An Olympic gold in overtime against our Canadian hockey rivals: That’s the kind of brand momentum that sells tickets, strengthens sponsorship deals, and builds the next generation of fans.
Instead, the U.S. men’s hockey team is dealing with a completely avoidable PR mess – one that could have been squashed with a simple apology and a clear, public show of support for the U.S. women’s team, who also brought home gold in overtime against our Canadian rivals.
From a crisis communications perspective, this was a textbook moment. Not because the issue was catastrophic, but because the response window was small.
When the post-victory moment around the remarks about the women’s team sparked backlash, the clock started. In high-visibility moments, silence doesn’t feel neutral. It feels dismissive. And overexplaining just keeps the story alive longer than it needs to be.

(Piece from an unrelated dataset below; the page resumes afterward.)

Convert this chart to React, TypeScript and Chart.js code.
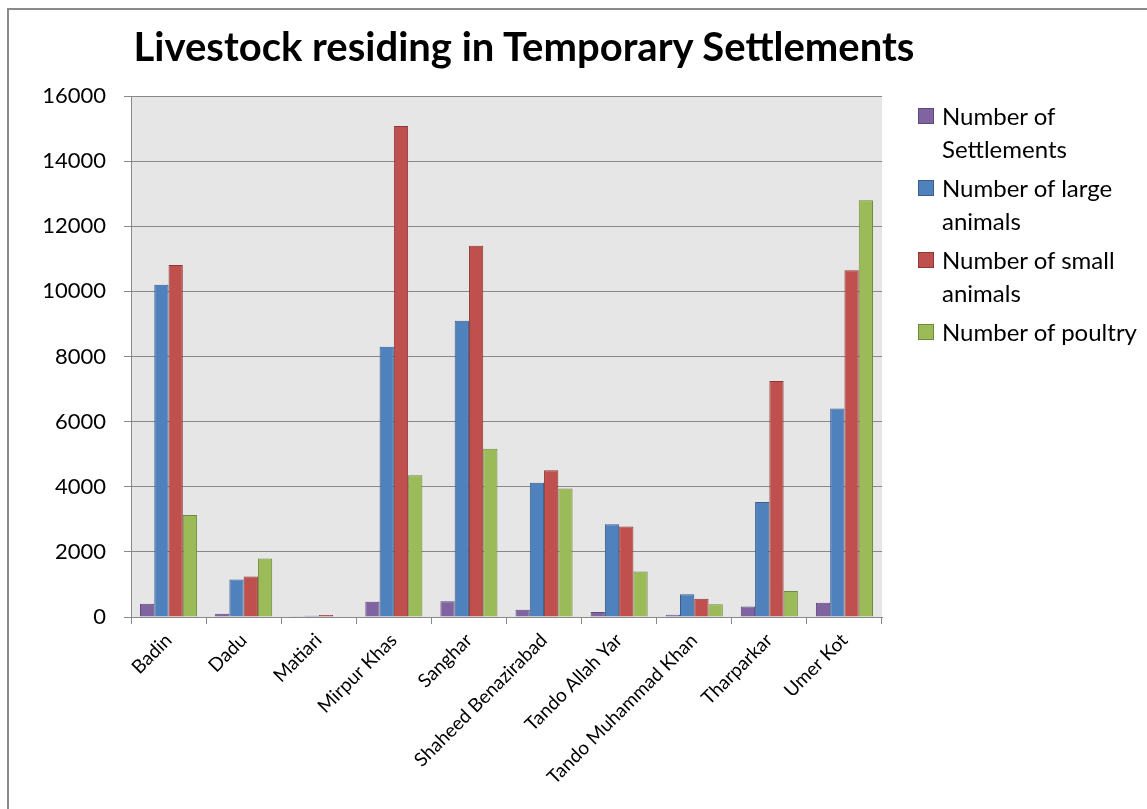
import React, { useEffect, useRef } from "react";
import { Chart, registerables } from "chart.js";

Chart.register(...registerables);

const chartTitle = "Livestock residing in Temporary Settlements";

const districts = [
  "Badin",
  "Dadu",
  "Matiari",
  "Mirpur Khas",
  "Sanghar",
  "Shaheed Benazirabad",
  "Tando Allah Yar",
  "Tando Muhammad Khan",
  "Tharparkar",
  "Umer Kot",
];

const seriesNames = [
  "Number of Settlements",
  "Number of large animals",
  "Number of small animals",
  "Number of poultry",
];

const settlements = [410, 100, 20, 470, 480, 220, 150, 70, 320, 440];
const largeAnimals = [10200, 1150, 35, 8300, 9100, 4120, 2850, 700, 3530, 6400];
const smallAnimals = [10810, 1240, 60, 15080, 11400, 4510, 2780, 560, 7250, 10650];
const poultry = [3130, 1800, 0, 4350, 5170, 3950, 1400, 390, 800, 12800];

const fills = ["#8064A2", "#4F81BD", "#C0504D", "#9BBB59"];
const borders = ["#5F497A", "#385D8A", "#8C3836", "#71893F"];

const yTicks = [0, 2000, 4000, 6000, 8000, 10000, 12000, 14000, 16000];

const FONT = "Lato, 'Open Sans', sans-serif";

const plotBg = {
  id: "plotBg",
  beforeDraw(chart: any) {
    const { ctx, chartArea } = chart;
    ctx.save();
    ctx.fillStyle = "#E6E6E6";
    ctx.fillRect(chartArea.left, chartArea.top, chartArea.right - chartArea.left, chartArea.bottom - chartArea.top);
    ctx.restore();
  },
};

export default function App() {
  const canvasRef = useRef<HTMLCanvasElement | null>(null);

  useEffect(() => {
    if (!canvasRef.current) return;
    const allSeries = [settlements, largeAnimals, smallAnimals, poultry];
    const chart = new Chart(canvasRef.current, {
      type: "bar",
      data: {
        labels: districts,
        datasets: allSeries.map((d, i) => ({
          label: seriesNames[i],
          data: d,
          backgroundColor: fills[i],
          borderColor: borders[i],
          borderWidth: 1,
          categoryPercentage: 0.76,
          barPercentage: 1.0,
        })),
      },
      options: {
        responsive: false,
        animation: false,
        devicePixelRatio: 1,
        layout: { padding: { top: 96, right: 265, bottom: 0, left: 0 } },
        plugins: {
          legend: { display: false },
          title: { display: false },
          tooltip: { enabled: false },
        },
        scales: {
          x: {
            grid: {
              display: true,
              drawOnChartArea: false,
              drawTicks: true,
              tickLength: 7,
              color: "#888888",
              offset: true,
            },
            border: { display: true, color: "#888888", width: 1 },
            ticks: {
              maxRotation: 45,
              minRotation: 45,
              autoSkip: false,
              padding: 5,
              color: "#000000",
              font: { family: FONT, size: 19 },
            },
            afterFit(scale: any) {
              scale.height = 192;
            },
          },
          y: {
            min: 0,
            max: 16000,
            afterBuildTicks(scale: any) {
              scale.ticks = yTicks.map((v) => ({ value: v }));
            },
            grid: {
              color: "#888888",
              lineWidth: 1,
              tickLength: 7,
              drawTicks: true,
            },
            border: { display: true, color: "#888888", width: 1 },
            ticks: {
              padding: 18,
              color: "#000000",
              font: { family: FONT, size: 22 },
              callback: (v: any) => String(v),
            },
            afterFit(scale: any) {
              scale.width = 131;
            },
          },
        },
      },
      plugins: [plotBg],
    });
    return () => chart.destroy();
  }, []);

  return (
    <div
      style={{
        position: "absolute",
        left: 0,
        top: 0,
        width: 1147,
        height: 809,
        overflow: "hidden",
        background: "#ffffff",
        fontFamily: FONT,
      }}
    >
      <div
        style={{
          position: "absolute",
          left: 7,
          top: 8,
          width: 2000,
          height: 2000,
          border: "2px solid #8A8A8A",
          boxSizing: "border-box",
        }}
      />
      <canvas ref={canvasRef} width={1147} height={809} style={{ position: "absolute", left: 0, top: 0 }} />
      <div
        style={{
          position: "absolute",
          left: 524,
          top: 22,
          transform: "translateX(-50%)",
          whiteSpace: "nowrap",
          fontWeight: 700,
          fontSize: 40,
          lineHeight: "48px",
          color: "#000",
        }}
      >
        {chartTitle}
      </div>
      <div style={{ position: "absolute", left: 918, top: 99, width: 229 }}>
        {seriesNames.map((name, i) => (
          <div key={name} style={{ position: "relative", paddingLeft: 24, marginBottom: 6 }}>
            <div
              style={{
                position: "absolute",
                left: 0,
                top: 9,
                width: 14,
                height: 14,
                background: fills[i],
                border: `1px solid ${borders[i]}`,
              }}
            />
            <div style={{ fontSize: 24, lineHeight: "33px", color: "#000", maxWidth: 205 }}>{name}</div>
          </div>
        ))}
      </div>
    </div>
  );
}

This was the play they didn’t call:
We’re proud of the U.S. women’s hockey team. We respect what they accomplished. Unfortunately, our reaction suggested otherwise. For that, we apologize.
Full stop.
That’s Crisis Comms 101: Acknowledge, align with your values, and move forward. No hedging. No parsing intent, versus impact. Just own it.

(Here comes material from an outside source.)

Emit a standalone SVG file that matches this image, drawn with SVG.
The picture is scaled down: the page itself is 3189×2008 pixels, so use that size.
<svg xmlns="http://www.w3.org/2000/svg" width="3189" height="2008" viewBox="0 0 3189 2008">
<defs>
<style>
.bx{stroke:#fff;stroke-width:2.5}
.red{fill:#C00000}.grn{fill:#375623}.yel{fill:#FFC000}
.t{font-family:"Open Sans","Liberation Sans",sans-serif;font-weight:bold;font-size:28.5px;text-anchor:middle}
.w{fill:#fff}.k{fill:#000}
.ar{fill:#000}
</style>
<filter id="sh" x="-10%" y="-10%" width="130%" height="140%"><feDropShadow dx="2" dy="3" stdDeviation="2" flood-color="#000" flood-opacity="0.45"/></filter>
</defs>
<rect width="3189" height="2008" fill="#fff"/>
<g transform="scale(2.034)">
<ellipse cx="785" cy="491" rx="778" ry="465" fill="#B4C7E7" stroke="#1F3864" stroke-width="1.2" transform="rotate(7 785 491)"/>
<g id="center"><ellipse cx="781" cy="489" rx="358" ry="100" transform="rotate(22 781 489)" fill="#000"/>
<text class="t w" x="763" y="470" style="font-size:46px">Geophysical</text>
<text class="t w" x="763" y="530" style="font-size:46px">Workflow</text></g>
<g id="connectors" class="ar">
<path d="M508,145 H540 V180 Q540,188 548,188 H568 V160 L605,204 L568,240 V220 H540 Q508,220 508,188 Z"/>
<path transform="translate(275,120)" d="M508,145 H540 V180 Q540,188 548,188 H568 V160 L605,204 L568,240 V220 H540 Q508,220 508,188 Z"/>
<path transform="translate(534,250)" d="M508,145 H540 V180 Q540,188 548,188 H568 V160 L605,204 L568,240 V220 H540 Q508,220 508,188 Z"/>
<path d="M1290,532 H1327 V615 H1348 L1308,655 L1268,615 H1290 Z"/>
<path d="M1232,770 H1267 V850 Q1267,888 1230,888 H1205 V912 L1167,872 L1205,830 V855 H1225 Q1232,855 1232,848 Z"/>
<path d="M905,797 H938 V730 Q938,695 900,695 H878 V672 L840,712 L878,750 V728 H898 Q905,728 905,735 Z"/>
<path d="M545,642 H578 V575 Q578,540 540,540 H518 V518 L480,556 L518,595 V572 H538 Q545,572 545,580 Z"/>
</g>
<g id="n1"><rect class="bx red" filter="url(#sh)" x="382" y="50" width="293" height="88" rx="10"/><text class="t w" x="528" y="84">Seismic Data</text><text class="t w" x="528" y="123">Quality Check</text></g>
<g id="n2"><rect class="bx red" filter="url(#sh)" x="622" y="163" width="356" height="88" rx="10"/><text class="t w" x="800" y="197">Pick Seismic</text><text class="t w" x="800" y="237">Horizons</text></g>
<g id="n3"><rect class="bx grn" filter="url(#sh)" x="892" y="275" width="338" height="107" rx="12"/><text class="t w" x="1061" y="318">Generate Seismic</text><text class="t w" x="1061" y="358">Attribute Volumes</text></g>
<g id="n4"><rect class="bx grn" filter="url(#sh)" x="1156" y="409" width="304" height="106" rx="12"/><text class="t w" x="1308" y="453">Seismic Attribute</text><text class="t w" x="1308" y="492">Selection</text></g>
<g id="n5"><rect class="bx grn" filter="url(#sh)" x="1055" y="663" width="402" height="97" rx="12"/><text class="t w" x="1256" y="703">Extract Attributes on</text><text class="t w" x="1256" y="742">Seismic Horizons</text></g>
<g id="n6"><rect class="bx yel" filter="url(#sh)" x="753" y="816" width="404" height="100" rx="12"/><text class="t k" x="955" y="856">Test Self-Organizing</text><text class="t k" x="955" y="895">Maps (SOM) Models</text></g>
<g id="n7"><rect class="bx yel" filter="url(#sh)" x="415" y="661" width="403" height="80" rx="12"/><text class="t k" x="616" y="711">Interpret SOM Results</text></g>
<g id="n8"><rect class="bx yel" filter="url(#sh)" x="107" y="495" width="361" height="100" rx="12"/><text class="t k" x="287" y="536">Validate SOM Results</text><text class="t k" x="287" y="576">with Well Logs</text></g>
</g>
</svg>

Instead, the delay let the narrative drift. What should have been a shared celebration of American hockey turned into a debate about respect and values. And when your brand is built on emotion and loyalty, that shift has real consequences.
A good reminder here is KFC’s “FCK” campaign when it ran out of chicken in the U.K. KFC owned it. Quickly. With that one campaign, the brand said: “We messed up. We’re sorry. We’re fixing it.” It worked, because it didn’t sound like a committee wrote it. It sounded accountable.
An apology doesn’t weaken a win. It protects it. It protects trust. And in crisis communications, trust is the asset you’re managing.
To their credit, some players have started to address it.
That’s a step in the right direction. But in crisis communications, timing is part of the message. The strongest responses don’t trail the backlash – they get in front of it.
They won gold. Now the question is whether their response will be strong enough to win back the narrative.